Hiroshi Sugimoto: The Origins of Love

HIROSHI SUGIMOTO

The Origins of Love, 2004
The complete portfolio of eight offset prints and pigmented colour iris print, on Parilux gloss text paper, mounted to 4-ply Rising Museum Board, framed
29.5 × 27.5 cm each

 

The Origins of Love explores the evolution of human’s desire for love, intimacy and companionship. The eight photographs from Sugimoto’s 'Dioramas' series, begun in 1976, capture and survey natural history displays in museums throughout the United States, such as in The American Museum of Natural History in New York.

 

Sugimoto examines the manner in which cultures tell their stories of evolution and development through visual means. This process reveals the parallels between the artifice of natural history displays and that of his photographs of contemporary culture.

 

Sugimoto investigates further the posed nature of the figures in 'The Music Lesson', the first colour photograph the artist has chosen to exhibit.
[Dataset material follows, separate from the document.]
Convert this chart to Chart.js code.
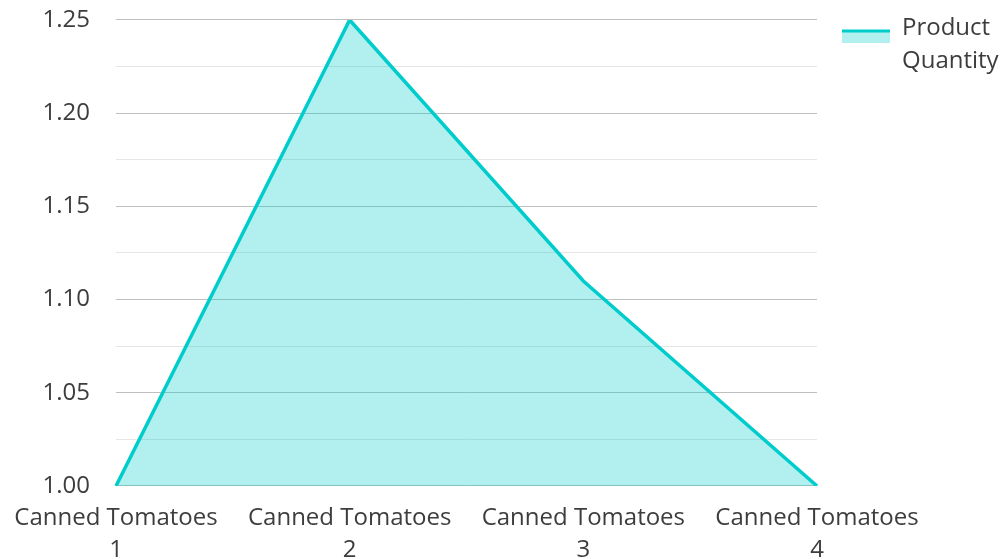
<!DOCTYPE html>
<html lang="en">
  <head>
    <meta charset="utf-8" />
    <title>Product Quantity</title>
    <style>
      * {
        margin: 0;
        padding: 0;
      }
      body {
        background: #fff;
      }
      .chartBox {
        width: 1004px;
        height: 559px;
      }
    </style>
  </head>
  <body>
    <div class="chartBox">
      <canvas id="myChart"></canvas>
    </div>

    <script src="https://cdn.jsdelivr.net/npm/chart.js"></script>

    <script>
      const categories = [
        "Canned Tomatoes 1",
        "Canned Tomatoes 2",
        "Canned Tomatoes 3",
        "Canned Tomatoes 4",
      ];
      const quantities = [1.0, 1.25, 1.11, 1.0];
      const seriesName = "Product Quantity";

      const lineColor = "rgb(0, 204, 204)";
      const fillColor = "rgba(0, 204, 204, 0.3)";
      const textColor = "#3d3d3d";

      Chart.defaults.font.family = "'Open Sans', sans-serif";
      Chart.defaults.font.size = 24;
      Chart.defaults.font.lineHeight = 1.33;
      Chart.defaults.color = textColor;

      // legend on the right, label wrapped onto two lines
      const sideLegend = {
        id: "sideLegend",
        afterDraw(chart) {
          const { ctx, chartArea } = chart;
          const ds = chart.data.datasets[0];
          const x = chartArea.right + 25;
          const y = 31;
          ctx.save();
          ctx.fillStyle = ds.backgroundColor;
          ctx.fillRect(x, y, 48, 12);
          ctx.strokeStyle = ds.borderColor;
          ctx.lineWidth = 3;
          ctx.beginPath();
          ctx.moveTo(x, y);
          ctx.lineTo(x + 48, y);
          ctx.stroke();
          ctx.font = "24px 'Open Sans', sans-serif";
          ctx.fillStyle = textColor;
          ctx.textAlign = "left";
          ctx.textBaseline = "alphabetic";
          const words = ds.label.split(" ");
          words.forEach((w, i) => {
            ctx.fillText(w, x + 60, 35 + i * 33);
          });
          ctx.restore();
        },
      };

      const config = {
        type: "line",
        data: {
          labels: categories,
          datasets: [
            {
              label: seriesName,
              data: quantities,
              borderColor: lineColor,
              backgroundColor: fillColor,
              borderWidth: 3.5,
              fill: "start",
              tension: 0,
              pointRadius: 0,
              pointHoverRadius: 0,
            },
          ],
        },
        options: {
          responsive: true,
          maintainAspectRatio: false,
          animation: false,
          layout: {
            padding: { top: 0, right: 187, bottom: 0, left: 0 },
          },
          plugins: {
            legend: { display: false },
            tooltip: { enabled: false },
          },
          scales: {
            x: {
              grid: { display: false },
              border: { display: false },
              afterFit: (scale) => {
                scale.height = 73;
              },
              ticks: {
                maxRotation: 0,
                autoSkip: false,
                padding: 8,
                callback: function (value) {
                  const label = this.getLabelForValue(value);
                  const i = label.lastIndexOf(" ");
                  return [label.slice(0, i), label.slice(i + 1)];
                },
              },
            },
            y: {
              min: 1.0,
              max: 1.25,
              border: { display: false },
              afterFit: (scale) => {
                scale.width = 116;
              },
              grid: {
                drawTicks: true,
                tickLength: 22,
                tickColor: "rgba(0,0,0,0)",
                lineWidth: 1,
                color: (ctx) => {
                  const v = Math.round(ctx.tick.value * 1000);
                  return v % 50 === 0 ? "#bfbfbf" : "#e6e6e6";
                },
              },
              ticks: {
                stepSize: 0.025,
                padding: 4,
                callback: (value) => {
                  const v = Math.round(value * 1000);
                  return v % 50 === 0 ? value.toFixed(2) : "";
                },
              },
            },
          },
        },
        plugins: [sideLegend],
      };

      const myChart = new Chart(document.getElementById("myChart"), config);
    </script>
  </body>
</html>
This image presents a waxworks staging of Johannes Vermeer’s work of the same name. Twice removed from its original subject, Sugimoto’s photograph is ripe with rich, almost candied colours as he recasts the Dutch painting tradition in a decidedly contemporary mode.

 

An internationally acclaimed artist, Hiroshi Sugimoto moved to the United States in the mid-1970s, where he began studying photography. Since then, Sugimoto has used photography and printmaking to explore themes such as “Theatres,” “Seascapes,” and “Architecture.” His works are widely collected by museums in Europe and the United States, including The Metropolitan Museum of Art (New York), The Museum of Modern Art (New York), and The Tate Gallery (London).